Scottie Resources Announces Private Placement – Geneva-Based Family Office to Increase Holdings To 9.9%
02 Juin 2020 - 12:15AM
Scottie Resources Corp. (“
Scottie” or the
“
Company”) (TSXV: SCOT), is pleased to announce a
single issue non-brokered private placement offering of up to
4,400,000 units (each a “
Unit”) at a price of
$0.22 per Unit, for gross proceeds of up to $968,000 (the
“
Offering”). Each Unit consists of one common
share and one half of one common share purchase warrant (each whole
warrant a “
Warrant”). Each Warrant will be
exercisable into one common share of the Company at a price of
$0.34 for a period of two years from closing. If fully subscribed,
the Offering will increase the position of a Geneva-based family
office to an approximate 9.9% ownership of Scottie Resources on a
partially diluted basis.
The proceeds raised by the Company from the
Offering will be used to strategically advance the Company’s
mineral properties, located in the Golden Triangle region of
British Columbia, and for working capital.
CEO, Bradley Rourke commented, “We are happy to
increase the position of one of our European partners to 9.9% in
advance of our upcoming drill program. The proceeds from this
financing will provide opportunity for Scottie to advance our
projects in the southern Golden Triangle. We are fortunate to have
the continued support of our existing shareholders, and look
forward to delivering another successful exploration program.”
Finder's fees of 6% cash and 6% finder’s
warrants will be paid in connection with the completion of the
Offering, in accordance with TSX Venture Exchange policies.
The closing of the Offering is subject to
certain conditions including, but not limited to, the receipt of
all necessary approvals, including the approval of the TSX Venture
Exchange.
All of the securities issuable pursuant to the
Offering will be subject to a four-month hold period from the date
of closing.
This news release does not constitute an offer
to sell or a solicitation of an offer to sell any of the securities
in the United States. The securities have not been and will not be
registered under the United States Securities Act of 1933, as
amended (the “U.S. Securities Act”) or any state securities laws
and may not be offered or sold within the United States or to U.S.
Persons unless registered under the U.S. Securities Act and
applicable state securities laws or an exemption from such
registration is available.
ABOUT SCOTTIE RESOURCES
CORP.
Scottie owns over 24,000 hectares in the
prolific Golden Triangle region of British Columbia, including a
100% interest in the high-grade, past-producing Scottie Gold Mine
and Bow properties and has the option to purchase a 100% interest
in Summit Lake claims which are contiguous with the Scottie Gold
Mine property. Scottie also owns 100% interest in the Cambria
Project properties and the Sulu property.

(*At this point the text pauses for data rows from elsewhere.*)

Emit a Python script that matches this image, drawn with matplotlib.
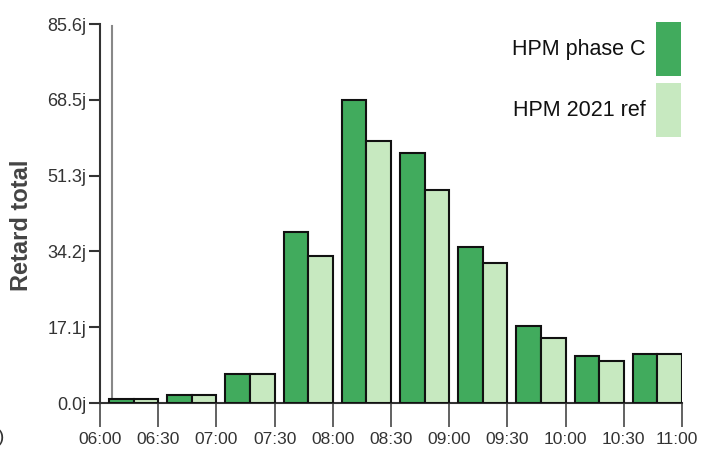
import numpy as np
import matplotlib
matplotlib.use('Agg')
import matplotlib.pyplot as plt
import matplotlib.transforms as mtransforms
from matplotlib.patches import Rectangle

plt.rcParams['font.family'] = ['Liberation Sans', 'DejaVu Sans']

# data
bins = ["06:00", "06:30", "07:00", "07:30", "08:00", "08:30",
        "09:00", "09:30", "10:00", "10:30"]
phase_c = [0.9, 1.8, 6.5, 38.7, 68.5, 56.4, 35.3, 17.4, 10.6, 11.1]
ref_2021 = [0.9, 1.8, 6.5, 33.2, 59.1, 48.2, 31.7, 14.6, 9.5, 11.1]
xtick_labels = ["06:00", "06:30", "07:00", "07:30", "08:00", "08:30",
                "09:00", "09:30", "10:00", "10:30", "11:00"]
ytick_labels = ["0.0j", "17.1j", "34.2j", "51.3j", "68.5j", "85.6j"]
labels = ["HPM phase C", "HPM 2021 ref"]
y_max = 85.58
marker_time = "06:06"

dark = "#41ab5d"
light = "#c7e9c0"


def to_min(s):
    h, m = s.split(":")
    return (int(h) - 6) * 60 + int(m)


x0 = np.array([to_min(b) for b in bins])
bw = 12.7
gap = 4.6

fig = plt.figure(figsize=(7.01, 4.58), dpi=100)
ax = fig.add_axes([100 / 701, 55 / 458, 582 / 701, 379 / 458])

ax.bar(x0 + gap, phase_c, width=bw, align='edge', color=dark,
       edgecolor='#111111', lw=1.5, zorder=3)
ax.bar(x0 + gap + bw, ref_2021, width=bw, align='edge', color=light,
       edgecolor='#111111', lw=1.5, zorder=3)

# thin grey marker line
ax.axvline(to_min(marker_time), ymin=0, ymax=0.995, color='#888888', lw=1.5, zorder=2)

ax.set_xlim(0, 300)
ax.set_ylim(0, y_max)
ax.set_xticks([to_min(t) for t in xtick_labels])
ax.set_xticklabels(xtick_labels, fontsize=12.5, color='#333333')
ax.set_yticks(np.linspace(0, y_max, len(ytick_labels)))
ax.set_yticklabels(ytick_labels, fontsize=13, color='#333333')

ax.tick_params(axis='x', length=17, width=1.3, color='#555555', pad=4)
ax.tick_params(axis='y', length=8, width=1.5, color='#333333', pad=2)

# nudge last tick label so it stays inside the picture
last = ax.get_xticklabels()[-1]
last.set_transform(last.get_transform() +
                   mtransforms.ScaledTranslation(-5 / 100, 0, fig.dpi_scale_trans))

ax.spines['top'].set_visible(False)
ax.spines['right'].set_visible(False)
ax.spines['left'].set_color('#333333')
ax.spines['left'].set_linewidth(1.5)
ax.spines['bottom'].set_color('#333333')
ax.spines['bottom'].set_linewidth(1.5)

ax.set_ylabel('Retard total', fontsize=17, fontweight='bold', color='#444444')
ax.yaxis.set_label_coords(-0.115, 0.47)

# legend drawn by hand
for i, (lab, col) in enumerate(zip(labels, [dark, light])):
    top = 22 + i * 61
    fig.patches.append(Rectangle((656 / 701, 1 - (top + 54) / 458), 25 / 701, 54 / 458,
                                 transform=fig.transFigure, facecolor=col,
                                 edgecolor='none'))
    fig.text(646 / 701, 1 - (top + 27) / 458, lab, ha='right', va='center',
             fontsize=15.5, color='#111111')

fig.text(0.008, 1 - 438 / 458, "(j0)", ha='right', va='center', fontsize=14,
         color='#333333')

plt.savefig('out.png', dpi=100)
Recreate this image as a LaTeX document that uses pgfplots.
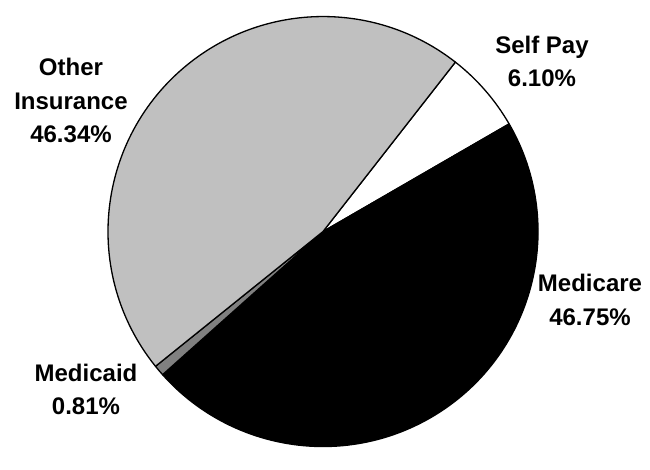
\documentclass[border=0pt]{standalone}
\usepackage{pgfplots}
\pgfplotsset{compat=1.18}
\usepackage{fontspec}
\setmainfont{Liberation Sans}
\definecolor{otherins}{HTML}{C0C0C0}
\definecolor{medicaidc}{HTML}{808080}
% shares in percent
\def\vSelf{6.10}
\def\vMedicare{46.75}
\def\vMedicaid{0.81}
\def\vOther{46.34}
\pgfmathsetmacro\aA{52}
\pgfmathsetmacro\aB{\aA-\vSelf*3.6}
\pgfmathsetmacro\aC{\aB-\vMedicare*3.6}
\pgfmathsetmacro\aD{\aC-\vMedicaid*3.6}
\pgfmathsetmacro\aE{\aD-\vOther*3.6}
\begin{document}
\begin{tikzpicture}
\begin{axis}[
  hide axis, scale only axis,
  width=650bp, height=440bp,
  xmin=0, xmax=650, ymin=0, ymax=440,
  clip=false,
]
\path (axis cs:0,0) rectangle (axis cs:650,440);
\filldraw[fill=white, draw=black, line width=1.3bp, line join=round]
  (axis cs:323,217) -- ++(\aA:215bp) arc[start angle=\aA, end angle=\aB, radius=215bp] -- cycle;
\filldraw[fill=black, draw=black, line width=1.3bp, line join=round]
  (axis cs:323,217) -- ++(\aB:215bp) arc[start angle=\aB, end angle=\aC, radius=215bp] -- cycle;
\filldraw[fill=medicaidc, draw=black, line width=1.3bp, line join=round]
  (axis cs:323,217) -- ++(\aC:215bp) arc[start angle=\aC, end angle=\aD, radius=215bp] -- cycle;
\filldraw[fill=otherins, draw=black, line width=1.3bp, line join=round]
  (axis cs:323,217) -- ++(\aD:215bp) arc[start angle=\aD, end angle=\aE, radius=215bp] -- cycle;

\begin{scope}[every node/.style={anchor=base, inner sep=0pt, font=\fontsize{24bp}{28bp}\selectfont\bfseries}]
\node at (axis cs:71,373) {Other};
\node at (axis cs:71,339) {Insurance};
\node at (axis cs:71,306) {46.34\%};
\node at (axis cs:542,395) {Self Pay};
\node at (axis cs:542,362) {6.10\%};
\node at (axis cs:590,157) {Medicare};
\node at (axis cs:590,123) {46.75\%};
\node at (axis cs:86,67) {Medicaid};
\node at (axis cs:86,34) {0.81\%};
\end{scope}
\end{axis}
\end{tikzpicture}
\end{document}
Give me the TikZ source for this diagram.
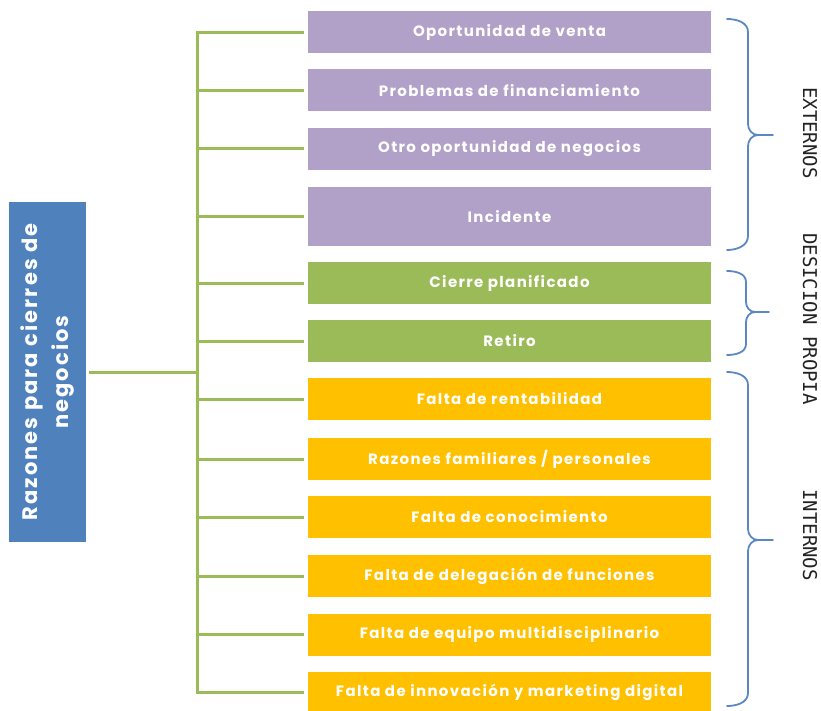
\documentclass[tikz,border=0pt]{standalone}
\usepackage{fontspec}
\newfontfamily\boxfont{Poppins}[LetterSpace=9]
\newfontfamily\rootfont{Poppins}[LetterSpace=10]
\newfontfamily\labfont{DejaVu Sans Mono}
\definecolor{purp}{HTML}{B1A0C7}
\definecolor{grn}{HTML}{9BBB59}
\definecolor{yel}{HTML}{FFC000}
\definecolor{blu}{HTML}{4F81BD}
\definecolor{brc}{HTML}{5B87C3}
\definecolor{labcol}{HTML}{222222}
\begin{document}
\begin{tikzpicture}[x=1pt,y=-1pt,
  cbox/.style={rectangle, minimum width=403, minimum height=42, inner sep=0,
    text=white, font=\boxfont\bfseries\fontsize{15}{18}\selectfont},
  conn/.style={draw=grn, line width=3pt},
  brace/.style={draw=brc, line width=1.8pt, line cap=round},
  grouplab/.style={rotate=-90, text=labcol, font=\labfont\fontsize{19}{21}\selectfont}]
\useasboundingbox (0,0) rectangle (821,711);
% root
\node[rectangle, fill=blu, minimum width=77, minimum height=340, inner sep=0] (root) at (47.5,372) {};
\node[rotate=90, text=white, align=center, font=\rootfont\bfseries\fontsize{21}{31}\selectfont] (roottext) at (root.center) {Razones para cierres de\\negocios};
% boxes
\node[cbox, fill=purp] (b1) at (509.5,32.5) {Oportunidad de venta};
\node[cbox, fill=purp] (b2) at (509.5,90.5) {Problemas de financiamiento};
\node[cbox, fill=purp] (b3) at (509.5,149) {Otro oportunidad de negocios};
\node[cbox, fill=purp, minimum height=59] (b4) at (509.5,216.5) {Incidente};
\node[cbox, fill=grn] (b5) at (509.5,283) {Cierre planificado};
\node[cbox, fill=grn] (b6) at (509.5,341) {Retiro};
\node[cbox, fill=yel] (b7) at (509.5,399) {Falta de rentabilidad};
\node[cbox, fill=yel] (b8) at (509.5,459) {Razones familiares / personales};
\node[cbox, fill=yel] (b9) at (509.5,517) {Falta de conocimiento};
\node[cbox, fill=yel] (b10) at (509.5,576) {Falta de delegación de funciones};
\node[cbox, fill=yel] (b11) at (509.5,634.5) {Falta de equipo multidisciplinario};
\node[cbox, fill=yel, minimum height=41] (b12) at (509.5,692) {Falta de innovación y marketing digital};
% connectors
\coordinate (tr) at (197,372);
\draw[conn, shorten <=3pt] (root.east) -- (root.east -| tr);
\draw[conn, line cap=rect] (b1.west -| tr) -- (b12.west -| tr);
\foreach \b in {b1,b2,b3,b4,b5,b6,b7,b8,b9,b10,b11,b12}{
  \draw[conn, shorten <=4pt] (\b.west) -- (\b.west -| tr);
}
% braces
\draw[brace] (727,19) to[out=0,in=90] (748,32) -- (748,124) to[out=-90,in=180] (758,135) -- (773,135);
\draw[brace] (758,135) to[out=180,in=90] (748,146) -- (748,236) to[out=-90,in=0] (727,250);
\draw[brace] (727,271) to[out=0,in=90] (746,282) -- (746,302) to[out=-90,in=180] (755,312) -- (769,312);
\draw[brace] (755,312) to[out=180,in=90] (746,322) -- (746,344) to[out=-90,in=0] (727,355);
\draw[brace] (727,372) to[out=0,in=90] (748,385) -- (748,529) to[out=-90,in=180] (758,540) -- (773,540);
\draw[brace] (758,540) to[out=180,in=90] (748,551) -- (748,693) to[out=-90,in=0] (727,706);
% labels
\node[grouplab] (lext) at (810,133) {EXTERNOS};
\node[grouplab] (ldes) at (810,319) {DESICION PROPIA};
\node[grouplab] (lint) at (810,535) {INTERNOS};
\end{tikzpicture}
\end{document}
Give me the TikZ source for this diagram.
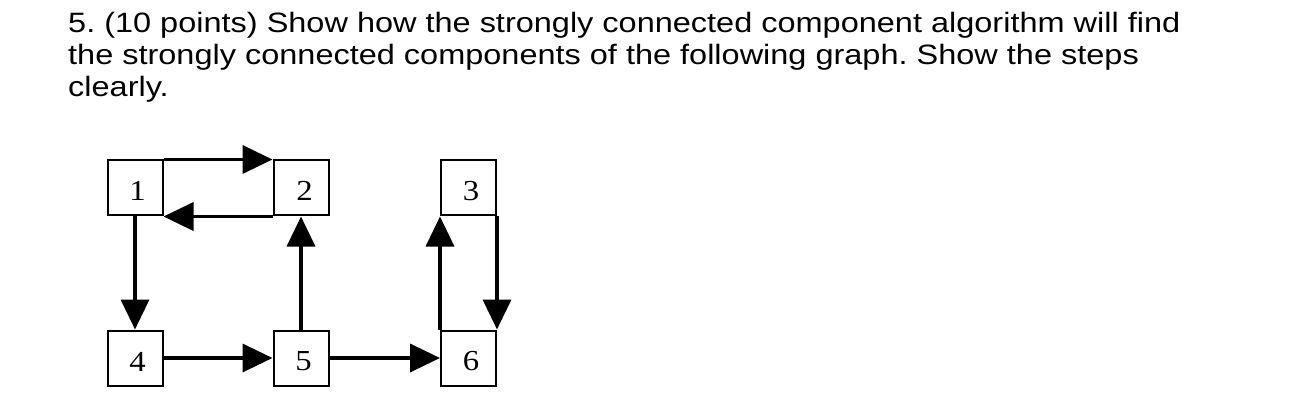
\documentclass[tikz,border=0pt]{standalone}
\usepackage{fontspec}
\setmainfont[FakeStretch=1.13]{Liberation Serif}
\newfontfamily\questfont[FakeStretch=1.16]{Liberation Sans}
\usetikzlibrary{arrows.meta}
\frenchspacing
\begin{document}
\begin{tikzpicture}
            [x=1pt,y=-1pt,
             vbox/.style={draw=black,line width=2pt,minimum size=55pt,inner sep=0pt,
                          font=\fontsize{29}{30}\selectfont,text height=26pt},
             edge/.style={line width=3.6pt,-{Triangle[length=30pt,width=28pt]}},
             qline/.style={anchor=base west,inner sep=0pt,font=\questfont\fontsize{28}{32}\selectfont}]
            \useasboundingbox (0,0) rectangle (1309,406);
            \node[qline] (l1) at (68,33) {5. (10 points) Show how the strongly connected component algorithm will find};
            \node[qline] (l2) at (68,65) {the strongly connected components of the following graph. Show the steps};
            \node[qline] (l3) at (68,97) {clearly.};

            \node[vbox] (n1) at (135,188) {\hspace*{5pt}1};
            \node[vbox] (n2) at (301,188) {\hspace*{7pt}2};
            \node[vbox] (n3) at (468.5,188) {\hspace*{5pt}3};
            \node[vbox] (n4) at (135,358) {\hspace*{5pt}4};
            \node[vbox] (n5) at (301,358) {\hspace*{5pt}5};
            \node[vbox] (n6) at (468.5,358) {\hspace*{5pt}6};

            \draw[edge] (n1.north east) -- (n2.north west);
            \draw[edge] (n2.south west) -- (n1.south east);
            \draw[edge] (n1.south) -- (n4.north);
            \draw[edge] (n5.north) -- (n2.south);
            \foreach \from/\to in {n4/n5, n5/n6} \draw[edge] (\from.east) -- (\to.west);
            \draw[edge] (n6.north west) -- (n3.south west);
            \draw[edge] (n3.south east) -- (n6.north east);
        \end{tikzpicture}
\end{document}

All of the Company’s properties are located in
the area known as the Golden Triangle of British Columbia which is
among the world’s most prolific mineralized districts.
Further information on Scottie can be found on
the Company’s website at http://www.scottieresources.com and at
www.sedar.com, or by contacting Bradley Rourke, President
and CEO at (250) 877-9902 or
Rahim Lakha, Corporate Development at (416)
414-9954.
Forward Looking Statements
This news release may contain forward‐looking
statements. Forward looking statements are statements that are not
historical facts and are generally, but not always, identified by
the words “expects”, “plans”, “anticipates”, “believes”, “intends”,
“estimates”, “projects”, “potential” and similar expressions, or
that events or conditions “will”, “would”, “may”, “could” or
“should” occur. Although the Company believes the expectations
expressed in such forward‐looking statements are based on
reasonable assumptions, such statements are not guarantees of
future performance and actual results may differ materially from
those in forward looking statements. Forward‐looking statements are
based on the beliefs, estimates and opinions of the Company’s
management on the date such statements were made. The Company
expressly disclaims any intention or obligation to update or revise
any forward‐looking statements whether as a result of new
information, future events or otherwise.
Neither TSX Venture Exchange nor its
Regulation Services Provider (as that term is defined in the
policies of TSX Venture Exchange) accepts responsibility for the
adequacy of accuracy of this release.